Compensatory Damages Award

The appellate court vacated the portion of the judgment awarding $300,000 in compensatory damages to Kevelson because the award was inconsistent with the instructions on calculating damages. The court noted that the district court had instructed the jury to calculate damages based on "actual damages sustained," which required a computation of the difference between the purchase price and the true value of the securities or the sale price. According to the undisputed evidence, Kevelson's net loss was $298,764.97, not $300,000. The court remanded the case for the district court to determine an appropriate remittitur amount or to conduct a new trial on damages if Kevelson did not agree to the remittitur.

Evidentiary Rulings

The court addressed Brady's challenges to several evidentiary rulings made during the trial. Brady argued that the district court erred in excluding evidence of Scotto's prior felony convictions for impeachment purposes. The court found no abuse of discretion in excluding these convictions, as they were over ten years old and did not substantially outweigh their prejudicial effect. The exclusion was consistent with Federal Rule of Evidence 609(b), which allows admission of such evidence only under exceptional circumstances. Additionally, the court noted that evidence of Scotto's disbarments, which arose from the same convictions, had already been introduced at trial, making the excluded evidence cumulative. The court also reviewed the admission of certain documents at trial and found that any potential errors did not affect Brady's substantial rights.

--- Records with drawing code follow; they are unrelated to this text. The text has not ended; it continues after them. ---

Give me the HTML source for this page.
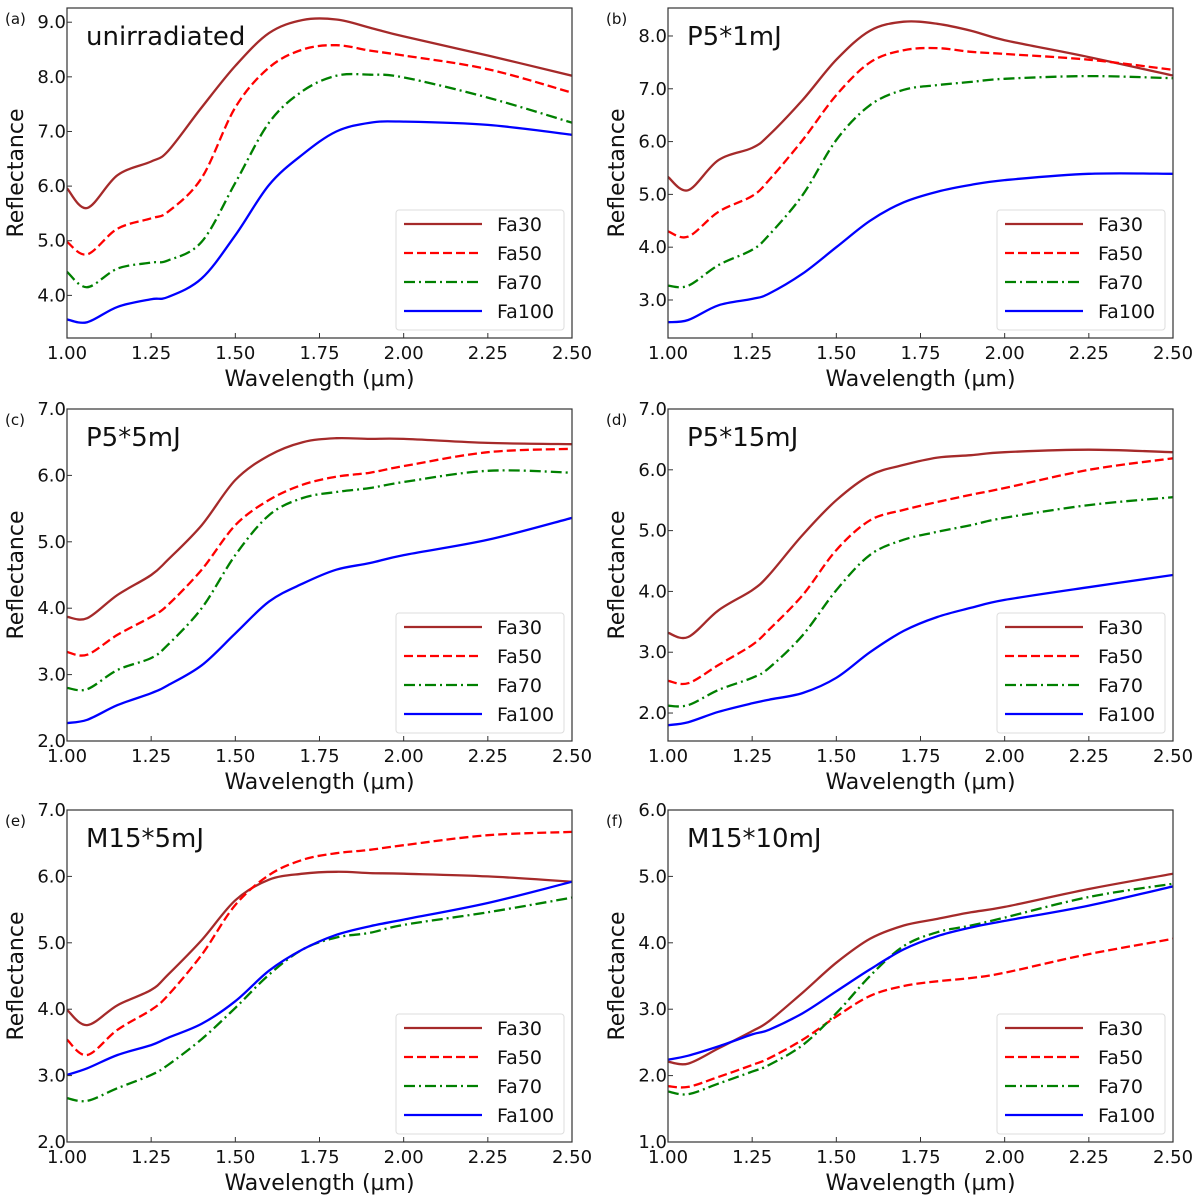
<!DOCTYPE html>
<html><head><meta charset="utf-8">
<style>
html,body{margin:0;padding:0;background:#fff;}
svg{display:block;font-family:"DejaVu Sans","Liberation Sans",sans-serif;}
</style></head>
<body>
<svg id="fig" width="1200" height="1202" viewBox="0 0 1200 1202" xmlns="http://www.w3.org/2000/svg"></svg>
<script>
const wavelengths = [1.0,1.06,1.15,1.25,1.3,1.4,1.5,1.6,1.7,1.8,1.9,2.0,2.25,2.5];
const xTicks = [1.00,1.25,1.50,1.75,2.00,2.25,2.50];
const seriesNames = ["Fa30","Fa50","Fa70","Fa100"];

const aFa30 = [5.96,5.6,6.2,6.45,6.64,7.44,8.2,8.8,9.04,9.05,8.9,8.74,8.39,8.02];
const aFa50 = [4.98,4.75,5.22,5.41,5.53,6.15,7.44,8.17,8.5,8.58,8.48,8.39,8.14,7.71];
const aFa70 = [4.43,4.15,4.49,4.6,4.64,4.98,6.06,7.16,7.74,8.02,8.04,7.99,7.62,7.16];
const aFa100 = [3.56,3.51,3.79,3.93,3.97,4.31,5.1,6.02,6.58,7.0,7.16,7.18,7.12,6.94];

const bFa30 = [5.33,5.08,5.65,5.88,6.12,6.79,7.55,8.1,8.27,8.23,8.1,7.92,7.6,7.25];
const bFa50 = [4.3,4.2,4.67,4.97,5.27,6.03,6.88,7.5,7.73,7.77,7.7,7.66,7.55,7.36];
const bFa70 = [3.27,3.27,3.66,3.95,4.23,4.99,6.03,6.69,6.98,7.07,7.13,7.19,7.24,7.2];
const bFa100 = [2.58,2.62,2.9,3.02,3.12,3.5,4.0,4.5,4.85,5.05,5.18,5.27,5.39,5.39];

const cFa30 = [3.87,3.85,4.2,4.5,4.73,5.25,5.93,6.3,6.5,6.56,6.55,6.55,6.49,6.47];
const cFa50 = [3.34,3.3,3.6,3.87,4.05,4.58,5.25,5.63,5.86,5.98,6.04,6.14,6.35,6.4];
const cFa70 = [2.8,2.78,3.07,3.25,3.45,4.0,4.8,5.4,5.66,5.75,5.81,5.9,6.07,6.04];
const cFa100 = [2.27,2.32,2.54,2.72,2.84,3.14,3.62,4.1,4.37,4.58,4.68,4.8,5.03,5.36];

const dFa30 = [3.32,3.25,3.69,4.02,4.27,4.93,5.5,5.91,6.08,6.2,6.24,6.29,6.33,6.29];
const dFa50 = [2.53,2.49,2.79,3.12,3.37,3.94,4.68,5.17,5.34,5.47,5.59,5.7,6.0,6.19];
const dFa70 = [2.12,2.13,2.38,2.58,2.74,3.28,4.02,4.6,4.85,4.98,5.09,5.21,5.42,5.55];
const dFa100 = [1.8,1.85,2.02,2.16,2.22,2.33,2.58,3.0,3.35,3.58,3.73,3.86,4.07,4.27];

const eFa30 = [3.99,3.76,4.06,4.29,4.52,5.04,5.64,5.95,6.04,6.07,6.05,6.04,6.0,5.92];
const eFa50 = [3.54,3.31,3.69,3.99,4.21,4.82,5.57,6.02,6.25,6.35,6.4,6.47,6.62,6.67];
const eFa70 = [2.66,2.62,2.81,3.01,3.16,3.55,4.02,4.52,4.9,5.08,5.15,5.27,5.46,5.68];
const eFa100 = [3.01,3.11,3.31,3.46,3.57,3.78,4.12,4.58,4.9,5.12,5.25,5.35,5.6,5.92];

const fFa30 = [2.21,2.18,2.41,2.67,2.82,3.25,3.7,4.06,4.26,4.36,4.46,4.54,4.81,5.04];
const fFa50 = [1.84,1.83,1.98,2.16,2.26,2.54,2.89,3.2,3.35,3.42,3.47,3.55,3.83,4.06];
const fFa70 = [1.76,1.72,1.88,2.06,2.16,2.46,2.94,3.5,3.95,4.16,4.26,4.38,4.69,4.89];
const fFa100 = [2.24,2.3,2.44,2.62,2.69,2.94,3.27,3.6,3.9,4.1,4.23,4.33,4.56,4.85];

const panelTags = ["(a)","(b)","(c)","(d)","(e)","(f)"];
const panelTitles = ["unirradiated","P5*1mJ","P5*5mJ","P5*15mJ","M15*5mJ","M15*10mJ"];
const yTicksA = [4,5,6,7,8,9];
const yTicksB = [3,4,5,6,7,8];
const yTicksC = [2,3,4,5,6,7];
const yTicksD = [2,3,4,5,6,7];
const yTicksE = [2,3,4,5,6,7];
const yTicksF = [1,2,3,4,5,6];

const NS = "http://www.w3.org/2000/svg";
const fig = document.getElementById("fig");
function mk(tag, attrs, parent){
  const e = document.createElementNS(NS, tag);
  for (const k in attrs) e.setAttribute(k, attrs[k]);
  (parent||fig).appendChild(e);
  return e;
}
const colors = ["#a52a2a","#ff0000","#008000","#0000ff"];
const dashes = ["", "9,4", "11,4,2,4", ""];

const panels = [
  {l:67,r:572,t:8,b:338,ymin:3.22,ymax:9.26,ticks:yTicksA,data:[aFa30,aFa50,aFa70,aFa100]},
  {l:668,r:1173,t:8,b:338,ymin:2.28,ymax:8.53,ticks:yTicksB,data:[bFa30,bFa50,bFa70,bFa100]},
  {l:67,r:572,t:409,b:741,ymin:2.0,ymax:7.0,ticks:yTicksC,data:[cFa30,cFa50,cFa70,cFa100]},
  {l:668,r:1173,t:409,b:741,ymin:1.54,ymax:7.0,ticks:yTicksD,data:[dFa30,dFa50,dFa70,dFa100]},
  {l:67,r:572,t:810,b:1142,ymin:2.0,ymax:7.0,ticks:yTicksE,data:[eFa30,eFa50,eFa70,eFa100]},
  {l:668,r:1173,t:810,b:1142,ymin:1.0,ymax:6.0,ticks:yTicksF,data:[fFa30,fFa50,fFa70,fFa100]}
];

function smoothPath(pts){
  let d = "M"+pts[0][0].toFixed(1)+","+pts[0][1].toFixed(1);
  for (let i=0;i<pts.length-1;i++){
    const p0 = pts[Math.max(0,i-1)], p1 = pts[i], p2 = pts[i+1], p3 = pts[Math.min(pts.length-1,i+2)];
    const c1x = p1[0]+(p2[0]-p0[0])/6, c1y = p1[1]+(p2[1]-p0[1])/6;
    const c2x = p2[0]-(p3[0]-p1[0])/6, c2y = p2[1]-(p3[1]-p1[1])/6;
    d += " C"+c1x.toFixed(1)+","+c1y.toFixed(1)+" "+c2x.toFixed(1)+","+c2y.toFixed(1)+" "+p2[0].toFixed(1)+","+p2[1].toFixed(1);
  }
  return d;
}

panels.forEach((p, pi) => {
  const g = mk("g", {});
  
  
  const xs = v => p.l + (v-1.0)/(2.5-1.0)*(p.r-p.l);
  const ys = v => p.b - (v-p.ymin)/(p.ymax-p.ymin)*(p.b-p.t);
  const clipId = "clip"+pi;
  const cp = mk("clipPath", {id:clipId}, g);
  mk("rect", {x:p.l, y:p.t, width:p.r-p.l, height:p.b-p.t}, cp);

  p.data.forEach((vals, si) => {
    const pts = wavelengths.map((w,i)=>[xs(w), ys(vals[i])]);
    const path = mk("path", {d:smoothPath(pts), fill:"none", stroke:colors[si], "stroke-width":2.3, "clip-path":"url(#"+clipId+")"}, g);
    if (dashes[si]) path.setAttribute("stroke-dasharray", dashes[si]);
    
    
  });

  const frame = mk("rect", {x:p.l, y:p.t, width:p.r-p.l, height:p.b-p.t, fill:"none", stroke:"#333", "stroke-width":1.2}, g);
  
  

  xTicks.forEach(v => {
    const x = xs(v);
    mk("line", {x1:x, x2:x, y1:p.b, y2:p.b-5, stroke:"#333", "stroke-width":1}, g);
    const t = mk("text", {x:x, y:p.b+21, "font-size":18, "text-anchor":"middle", fill:"#111"}, g);
    t.textContent = v.toFixed(2);
    
    
  });
  p.ticks.forEach(v => {
    const y = ys(v);
    mk("line", {x1:p.l, x2:p.l+5, y1:y, y2:y, stroke:"#333", "stroke-width":1}, g);
    const t = mk("text", {x:p.l-1, y:y+6, "font-size":18, "text-anchor":"end", fill:"#111"}, g);
    t.textContent = v.toFixed(1);
    
    
  });
  const xt = mk("text", {x:(p.l+p.r)/2, y:p.b+48, "font-size":22, "text-anchor":"middle", fill:"#111"}, g);
  xt.textContent = "Wavelength (\u00b5m)";
  
  
  const yx = p.l - 44, yy = (p.t+p.b)/2;
  const yt = mk("text", {x:yx, y:yy, "font-size":22, "text-anchor":"middle", fill:"#111", transform:"rotate(-90 "+yx+" "+yy+")"}, g);
  yt.textContent = "Reflectance";
  
  
  const tg = mk("text", {x:p.l-62, y:p.t+16, "font-size":15, fill:"#111"}, g);
  tg.textContent = panelTags[pi];
  
  
  const tt = mk("text", {x:p.l+19, y:p.t+37, "font-size":26, fill:"#111"}, g);
  tt.textContent = panelTitles[pi];
  
  
  const lg = mk("g", {}, g);
  
  
  mk("rect", {x:p.r-176, y:p.b-128, width:168, height:120, rx:3, fill:"#fff", stroke:"#ddd", "stroke-width":1}, lg);
  seriesNames.forEach((n, si) => {
    const y = p.b-114 + si*29;
    const ln = mk("line", {x1:p.r-168, x2:p.r-90, y1:y, y2:y, stroke:colors[si], "stroke-width":2.3}, lg);
    if (dashes[si]) ln.setAttribute("stroke-dasharray", dashes[si]);
    
    
    const lt = mk("text", {x:p.r-75, y:y+7, "font-size":19, fill:"#111"}, lg);
    lt.textContent = n;
    
    
  });
});
</script>
</body></html>
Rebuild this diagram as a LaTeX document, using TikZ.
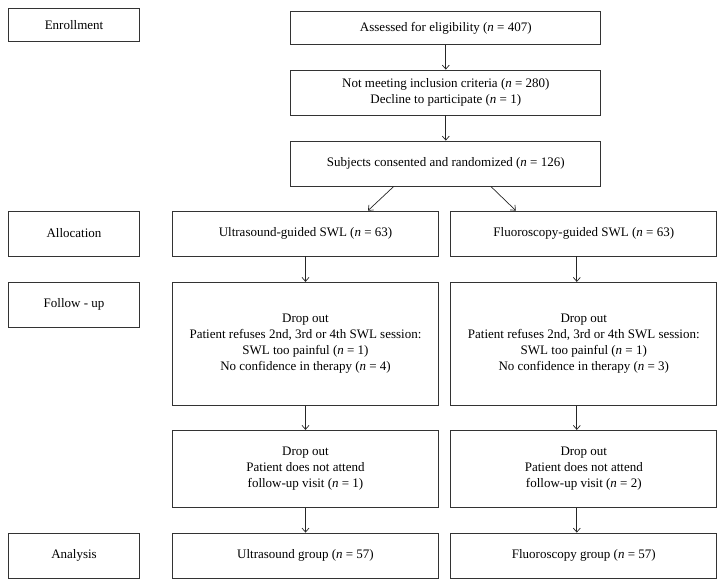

Dismissal of Scotto's Claims

The court reviewed the district court's dismissal of Scotto's claims at the summary judgment stage. The dismissal was based on Scotto's failure to present admissible evidence of a net economic loss, an essential element of his securities fraud claim. The court upheld the exclusion of a trading summary purportedly showing Scotto's losses, agreeing with the district court's determination that the document was not authenticated. The court also found that Scotto's testimony and amended tax return were insufficient to establish a genuine issue of material fact regarding his losses. The tax return was deemed inadmissible hearsay, and thus, Scotto failed to meet his burden of proof on this critical element.

PSLRA Compliance and Remand

The appellate court noted that the district court had failed to make specific findings regarding compliance with Rule 11(b) of the Federal Rules of Civil Procedure, as required by the Private Securities Litigation Reform Act (PSLRA) after the final adjudication of a securities fraud action. The court remanded the case for the district court to make these necessary findings. The PSLRA mandates these findings to determine if any party or attorney violated Rule 11, which requires that pleadings and motions not be frivolous. The court's remand was limited to ensuring compliance with this statutory requirement and did not affect the substantive liability or damages issues already addressed.